そこで、大学卒業後に移住して、働いている人たちに出会った。
しかも、企業の正社員とかではなく、「市役所の嘱託です」とか「NPO立ち上げました」とか、言ってしまえば”不安定”な働き方。
なのに、自分たちの活動や仕事や気仙沼というまちのことを楽しそうに語っていて、正直そんな人間を見たのが私は初めてだった。
そんな人たちの姿に、私の今までの価値観はころっと変えられた。
あ、大学に行ってもエリートにならなくていいんだ。
こういう生き方をしても良いんだ。
仕事って、楽しくやってもいいんだ、と。
別に誰に縛られていたわけでもないのに、私はいくつもの、世の中が提示してくる(と思い込んでいた)「べき論」に自分から乗っかり、そしてそこから転げ落ちてしまった自分を自分で責めていただけなんだ、と気づいた。
気仙沼に住み始めてからは、とにかくいろんな人に会った。
子どもからお年寄り、農家さん、漁師さん、議員さん、旅人、いろんな年代や職種、属性を持つ人と関わって話しているうちに、自然と凝り固まった価値観がほぐれていったんだと思う。
世の中にはいろいろな考え方をする人がいる、ということが知れただけでも万々歳だ。
「自分はこう思っていたけど、でもあの人はこう言っていたな」とか、そういった風に比較対象を持てたことで、自分の考えを客観的に見ることができるようになったのかもしれない。
ここまでの道のりは長かったし、もっと早めに訪れてほしかったと今でも思う。
でもそれが出来ずに一生を終える人もいる、と考えると、それだけでも気仙沼で暮らしたことは微塵も後悔する要素がない素晴らしいことだ。
話したり書いたりしているうちに何が言いたいのかわからなくなるのが、私の悪い癖だ。
何が言いたいかというと、人恋しいというか、あまりに急に他人と接しなくなったので、視野がまた狭くなってきていることを私は非常に危惧しているということだ。
まずこの視野が狭くなってきている、ということを自覚できただけでもセーフだと思いたいところではあるが。
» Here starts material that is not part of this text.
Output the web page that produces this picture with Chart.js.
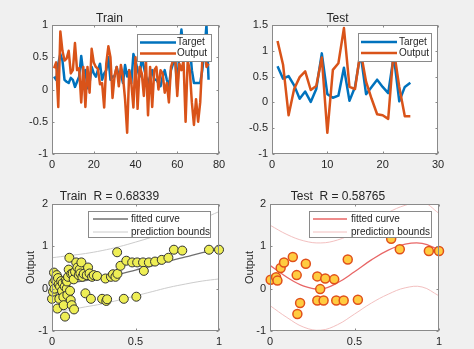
<!DOCTYPE html>
<html>
<head>
<meta charset="utf-8">
<script src="https://cdn.jsdelivr.net/npm/chart.js@4.4.1/dist/chart.umd.min.js"></script>
<style>
  html, body { margin: 0; padding: 0; background: #f0f0f0; }
  #fig { position: relative; width: 474px; height: 349px; overflow: hidden; background: #f0f0f0; }
  #fig canvas { position: absolute; }
</style>
</head>
<body>
<div id="fig">
  <canvas id="train-series" width="237" height="175" style="left:0;top:0"></canvas>
  <canvas id="test-series" width="237" height="175" style="left:237px;top:0"></canvas>
  <canvas id="train-fit" width="237" height="174" style="left:0;top:175px"></canvas>
  <canvas id="test-fit" width="237" height="174" style="left:237px;top:175px"></canvas>
</div>
<script>
'use strict';

// sample index of the training / test sets
var trainIdx = [1, 2, 3, 4, 5, 6, 7, 8, 9, 10, 11, 12, 13, 14, 15, 16, 17, 18, 19, 20,
    21, 22, 23, 24, 25, 26, 27, 28, 29, 30, 31, 32, 33, 34, 35, 36, 37, 38, 39, 40,
    41, 42, 43, 44, 45, 46, 47, 48, 49, 50, 51, 52, 53, 54, 55, 56, 57, 58, 59, 60,
    61, 62, 63, 64, 65, 66, 67, 68, 69, 70, 71, 72, 73, 74, 75]
var trainTarget = [0.20, 0.15, 0.40, 0.55, 0.45, 0.15, 0.12, 0.10, 0.18, 0.15,
    0.04, 0.12, 0.20, 0.52, 0.25, 0.30, 0.02, 0.10, 0.35, 0.25,
    0.20, 0.30, 0.40, 0.15, 0.25, 0.30, 0.50, 0.15, 0.20, 0.20,
    0.35, 0.20, 0.25, 0.10, 0.38, 0.20, 0.30, 0.10, 0.55, 0.45,
    0.30, 0.20, 0.50, 0.35, 0.20, 0.10, 0.20, 0.30, 0.15, 0.15,
    0.10, 0.05, 0.20, 0.30, 0.15, 0.05, 0.30, 0.40, 0.50, 0.00,
    0.60, 0.93, 0.60, 0.50, 0.60, 0.70, 0.30, 0.10, 0.10, 0.10,
    0.10, 0.30, 0.60, 1.00, 0.15]
var trainOutput = [0.33, 0.42, -0.27, 0.90, 0.60, 0.45, 0.48, 0.60, 0.25, 0.30,
    0.72, 0.30, 0.33, -0.20, 0.35, -0.27, 0.35, -0.05, 0.63, 0.42,
    0.35, 0.32, 0.08, 0.10, -0.28, 0.40, 0.67, 0.50, -0.13, 0.22,
    0.35, 0.05, 0.38, 0.20, -0.15, -0.67, 0.30, 0.10, -0.28, 0.50,
    -0.30, 0.35, 0.25, -0.10, 0.45, -0.40, 0.35, -0.27, 0.30, 0.35,
    0.00, 0.30, 0.25, -0.05, 0.10, -0.20, 0.35, 0.45, 0.50, -0.10,
    0.40, 0.30, 0.45, -0.50, 0.45, 0.30, -0.20, -0.55, -0.15, -0.50,
    -0.20, 0.45, 0.75, 0.35, 0.40]

var testIdx = [1, 2, 3, 4, 5, 6, 7, 8, 9, 10, 11, 12, 13, 14, 15, 16, 17, 18, 19, 20,
    21, 22, 23, 24, 25]
var testTarget = [0.70, 0.46, 0.51, 0.33, 0.07, 0.21, 0.01, 0.26, 0.95, 0.16,
    0.09, 0.13, 0.67, 0.03, 0.30, 0.95, 0.16, 0.30, 0.44, 0.30,
    0.18, 0.90, 0.02, 0.30, 0.38]
var testOutput = [1.19, 0.73, -0.25, 0.26, 0.49, 0.60, 0.24, 0.32, 0.87, -0.59,
    0.63, 0.76, 1.44, 0.30, 0.26, 1.00, 0.40, 0.07, -0.23, -0.25,
    -0.32, 1.02, 0.30, -0.27, -0.27]

// regression scatter (normalised target vs. output)
var trainScatterX = [0.000, 0.006, 0.008, 0.012, 0.015, 0.020, 0.028, 0.032, 0.036, 0.040,
    0.044, 0.048, 0.055, 0.060, 0.064, 0.068, 0.070, 0.076, 0.078, 0.082,
    0.088, 0.090, 0.092, 0.096, 0.100, 0.104, 0.108, 0.112, 0.115, 0.118,
    0.124, 0.130, 0.132, 0.138, 0.145, 0.152, 0.160, 0.165, 0.170, 0.176,
    0.182, 0.190, 0.200, 0.208, 0.216, 0.225, 0.233, 0.240, 0.250, 0.270,
    0.300, 0.320, 0.325, 0.330, 0.353, 0.365, 0.380, 0.390, 0.392, 0.410,
    0.430, 0.445, 0.480, 0.505, 0.510, 0.545, 0.550, 0.580, 0.617, 0.657,
    0.697, 0.730, 0.780, 0.940, 1.000]
var trainScatterY = [-0.24, -0.07, 0.13, 0.38, 0.00, 0.20, 0.32, -0.47, 0.25, 0.10,
    -0.24, 0.05, 0.18, -0.05, 0.13, -0.20, -0.39, 0.05, -0.66, 0.20,
    0.00, 0.17, -0.15, 0.28, 0.45, 0.73, -0.05, -0.27, 0.35, -0.39,
    0.36, 0.22, -0.49, 0.40, 0.62, 0.50, 0.32, 0.45, 0.36, 0.62,
    0.28, 0.35, -0.11, 0.32, 0.50, 0.36, -0.24, 0.28, 0.32, 0.30,
    -0.24, 0.24, -0.29, -0.25, 0.28, 0.34, 0.28, 0.86, 0.35, 0.54,
    -0.24, 0.66, 0.62, -0.19, 0.62, 0.62, 0.42, 0.62, 0.64, 0.68,
    0.73, 0.92, 0.90, 0.92, 0.92]
var testScatterX = [0.004, 0.036, 0.044, 0.063, 0.083, 0.135, 0.158, 0.162, 0.178, 0.212,
    0.280, 0.280, 0.297, 0.317, 0.327, 0.380, 0.392, 0.436, 0.460, 0.520,
    0.717, 0.768, 0.940, 1.000]
var testScatterY = [0.21, 0.27, 0.19, 0.49, 0.62, 0.75, 0.32, -0.60, -0.34, 0.59,
    0.29, -0.28, -0.01, -0.28, 0.24, 0.22, -0.28, -0.28, 0.69, -0.26,
    1.18, 0.93, 0.89, 0.89]

// fitted curves and prediction bounds, sampled along x
var fitX = [0, 0.1, 0.2, 0.3, 0.4, 0.5, 0.6, 0.7, 0.8, 0.9, 1]
var trainFit = [0.10, 0.14, 0.19, 0.26, 0.34, 0.44, 0.54, 0.65, 0.75, 0.85, 0.93]
var trainUpper = [0.73, 0.78, 0.83, 0.90, 0.99, 1.10, 1.22, 1.36, 1.50, 1.65, 1.82]
var trainLower = [-0.55, -0.50, -0.43, -0.36, -0.27, -0.17, -0.07, 0.03, 0.11, 0.18, 0.23]
var testFit = [0.55, 0.27, 0.06, -0.01, 0.14, 0.40, 0.68, 0.91, 1.05, 1.07, 0.92]
var testUpper = [1.50, 1.28, 1.13, 1.08, 1.15, 1.32, 1.55, 1.80, 1.97, 2.05, 1.78]
var testLower = [-0.40, -0.68, -0.91, -0.98, -0.85, -0.60, -0.34, -0.13, 0.02, 0.04, -0.17]

var trainR = 0.68339
var testR = 0.58765

var colorTarget = '#0072bd'
var colorOutput = '#d95319'
var colorBox = '#8a8a8a'
var colorText = '#262626'

Chart.defaults.font.family = '"Liberation Sans", Arial, sans-serif'
Chart.defaults.color = colorText
Chart.defaults.animation = false

function points(xs, ys) {
    return xs.map(function(x, i) { return {x: x, y: ys[i]} })
}

// plain tick numbers: 1, 0.5, 0, -1
function tickText(value) {
    return String(Math.round(value * 100) / 100)
}

// white axes area, box and inward tick marks
var axesBox = {
    id: 'axesBox',
    beforeDraw: function(chart) {
        var ctx = chart.ctx
        var a = chart.chartArea
        ctx.save()
        ctx.fillStyle = '#ffffff'
        ctx.fillRect(a.left, a.top, a.right - a.left, a.bottom - a.top)
        ctx.restore()
    },
    afterDatasetsDraw: function(chart) {
        var ctx = chart.ctx
        var a = chart.chartArea
        var sx = chart.scales.x
        var sy = chart.scales.y
        var l = Math.round(a.left) + 0.5
        var r = Math.round(a.right) - 0.5
        var t = Math.round(a.top) + 0.5
        var b = Math.round(a.bottom) - 0.5
        ctx.save()
        ctx.strokeStyle = colorBox
        ctx.lineWidth = 1
        ctx.beginPath()
        for (var tk of sx.ticks) {
            var px = Math.round(sx.getPixelForValue(tk.value)) + 0.5
            ctx.moveTo(px, b); ctx.lineTo(px, b - 2)
            ctx.moveTo(px, t); ctx.lineTo(px, t + 2)
        }
        for (var tk of sy.ticks) {
            var py = Math.round(sy.getPixelForValue(tk.value)) + 0.5
            ctx.moveTo(l, py); ctx.lineTo(l + 2, py)
            ctx.moveTo(r, py); ctx.lineTo(r - 2, py)
        }
        ctx.stroke()
        ctx.strokeRect(l, t, r - l, b - t)
        ctx.restore()
    }
}

// legend box placed inside the axes
var boxLegend = {
    id: 'boxLegend',
    afterDraw: function(chart, args, opts) {
        var ctx = chart.ctx
        var items = chart.data.datasets.filter(function(d) { return d.legendText })
        ctx.save()
        ctx.fillStyle = '#ffffff'
        ctx.fillRect(opts.x, opts.y, opts.w, opts.h)
        ctx.strokeStyle = colorBox
        ctx.lineWidth = 1
        ctx.strokeRect(opts.x + 0.5, opts.y + 0.5, opts.w - 1, opts.h - 1)
        ctx.font = '10px "Liberation Sans", Arial, sans-serif'
        ctx.textBaseline = 'middle'
        items.forEach(function(d, i) {
            var y = opts.y + opts.first + i * opts.gap
            ctx.strokeStyle = d.borderColor
            ctx.lineWidth = d.borderWidth
            ctx.setLineDash(d.borderDash || [])
            ctx.beginPath()
            ctx.moveTo(opts.x + opts.lineFrom, y)
            ctx.lineTo(opts.x + opts.lineTo, y)
            ctx.stroke()
            ctx.setLineDash([])
            ctx.fillStyle = colorText
            ctx.fillText(d.legendText, opts.x + opts.textX, y)
        })
        ctx.restore()
    }
}

function axes(xMin, xMax, xStep, yMin, yMax, yStep, yWidth, xHeight, yTitle) {
    var y = {
        type: 'linear',
        min: yMin,
        max: yMax,
        grid: {display: false, drawTicks: false},
        border: {display: false},
        ticks: {stepSize: yStep, padding: 4, font: {size: 11}, color: colorText, callback: tickText},
        afterFit: function(s) { s.width = yWidth }
    }
    if (yTitle) {
        y.title = {display: true, text: yTitle.text, font: {size: 11}, color: colorText,
            padding: {top: yTitle.pad, bottom: 0}}
    }
    return {
        x: {
            type: 'linear',
            min: xMin,
            max: xMax,
            grid: {display: false, drawTicks: false},
            border: {display: false},
            ticks: {stepSize: xStep, padding: 4, maxRotation: 0, autoSkip: false,
                font: {size: 11}, color: colorText, callback: tickText},
            afterFit: function(s) { s.height = xHeight }
        },
        y: y
    }
}

function initSeriesChart(id, title, idx, target, output, axesOpts, padRight, legendBox) {
    var ctx = document.getElementById(id).getContext('2d')
    new Chart(ctx, {
        type: 'scatter',
        data: {
            datasets: [{
                legendText: 'Target',
                data: points(idx, target),
                showLine: true,
                borderColor: colorTarget,
                borderWidth: 2.5,
                borderJoinStyle: 'round',
                pointRadius: 0,
                order: 2
            }, {
                legendText: 'Output',
                data: points(idx, output),
                showLine: true,
                borderColor: colorOutput,
                borderWidth: 2.5,
                borderJoinStyle: 'round',
                pointRadius: 0,
                order: 1
            }]
        },
        options: {
            responsive: false,
            events: [],
            layout: {padding: {left: 0, right: padRight, top: 0, bottom: 0}},
            scales: axesOpts,
            plugins: {
                legend: {display: false},
                tooltip: {enabled: false},
                title: {
                    display: true,
                    text: title,
                    color: colorText,
                    font: {size: 12, weight: 'normal', lineHeight: 1},
                    padding: {top: 13, bottom: 0}
                },
                boxLegend: legendBox
            }
        },
        plugins: [axesBox, boxLegend]
    })
}

function initFitChart(id, title, sx, sy, fit, upper, lower, style, axesOpts, padRight, legendBox) {
    var ctx = document.getElementById(id).getContext('2d')
    new Chart(ctx, {
        type: 'scatter',
        data: {
            datasets: [{
                data: points(sx, sy),
                pointRadius: 4.5,
                pointBackgroundColor: style.fill,
                pointBorderColor: style.edge,
                pointBorderWidth: style.edgeWidth,
                clip: false,
                order: 0
            }, {
                legendText: 'fitted curve',
                data: points(fitX, fit),
                showLine: true,
                tension: 0.4,
                borderColor: style.fit,
                borderWidth: 1.3,
                pointRadius: 0,
                order: 1
            }, {
                legendText: 'prediction bounds',
                data: points(fitX, upper),
                showLine: true,
                tension: 0.4,
                borderColor: style.bounds,
                borderWidth: 1,
                pointRadius: 0,
                order: 2
            }, {
                data: points(fitX, lower),
                showLine: true,
                tension: 0.4,
                borderColor: style.bounds,
                borderWidth: 1,
                pointRadius: 0,
                order: 2
            }]
        },
        options: {
            responsive: false,
            events: [],
            layout: {padding: {left: 0, right: padRight, top: 0, bottom: 0}},
            scales: axesOpts,
            plugins: {
                legend: {display: false},
                tooltip: {enabled: false},
                title: {
                    display: true,
                    text: title,
                    color: colorText,
                    font: {size: 12, weight: 'normal', lineHeight: 1},
                    padding: {top: 16, bottom: 1}
                },
                boxLegend: legendBox
            }
        },
        plugins: [axesBox, boxLegend]
    })
}

initSeriesChart('train-series', 'Train', trainIdx, trainTarget, trainOutput,
    axes(0, 80, 20, -1, 1, 0.5, 52, 21), 18,
    {x: 137, y: 34, w: 75, h: 28, first: 8.5, gap: 11, lineFrom: 3, lineTo: 39, textX: 40})

initSeriesChart('test-series', 'Test', testIdx, testTarget, testOutput,
    axes(0, 30, 10, -1, 1.5, 0.5, 35, 21), 36,
    {x: 121, y: 33, w: 74, h: 29, first: 9, gap: 11, lineFrom: 3, lineTo: 39, textX: 41})

initFitChart('train-fit', 'Train  R = ' + trainR, trainScatterX, trainScatterY,
    trainFit, trainUpper, trainLower,
    {fill: '#eeee55', edge: '#333333', edgeWidth: 1, fit: '#707070', bounds: '#cccccc'},
    axes(0, 1, 0.5, -1, 2, 1, 52, 18, {text: 'Output', pad: 24}), 18,
    {x: 88, y: 36, w: 123, h: 27, first: 8, gap: 13, lineFrom: 5, lineTo: 40, textX: 43})

initFitChart('test-fit', 'Test  R = ' + testR, testScatterX, testScatterY,
    testFit, testUpper, testLower,
    {fill: '#ffcc40', edge: '#e0501a', edgeWidth: 1.5, fit: '#e86666', bounds: '#f3c0c0'},
    axes(0, 1, 0.5, -1, 2, 1, 33, 18, {text: 'Output', pad: 6}), 35,
    {x: 72, y: 36, w: 123, h: 27, first: 8, gap: 13, lineFrom: 4, lineTo: 38, textX: 42})
</script>
</body>
</html>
気仙沼なら人と話す機会が多かったので、こういうときは割と自覚もないまま解消されていたことが多かった。
だが、ここは住み慣れた気仙沼ではない。
意識的に視野を広げるような情報を入れるしかないのだと最近思う。
それも、どちらかというと「~したほうがいいよ!」という情報よりは「大丈夫、こんな人もいるから君もなんとかなる」みたいな情報のほうが、今の私には適切かもしれない。
なぜなら「~したほうがいいよ!」の情報を仕入れすぎて、視野が狭くなりすぎた結果、ここ1~2週間毎日半泣き状態だったからだ。
「したほうがいいよ」情報は、取り入れすぎると「~しないお前は無能」みたいに勝手に私の頭が変換してしまうらしい。
どんだけ自分に厳しいんだ私。書いてて自分で引くわ。
結果として、夫には八つ当たりするし私の目は痛いしで、誰もハッピーじゃなかった。
仕入れる情報には気をつけよう。特に私のような人間は、「こうした方が良いですよ」という情報と「まあ最悪死ぬことはないんで、大丈夫っすよ」という情報をバランスよく取り入れたほうが良いということが分かってきた。
これも情報リテラシーというやつか。(たぶん違う)
何はともあれ、視野の広さって本当に大事だと思う。
都会での視野の広げ方を今後も模索していきたい。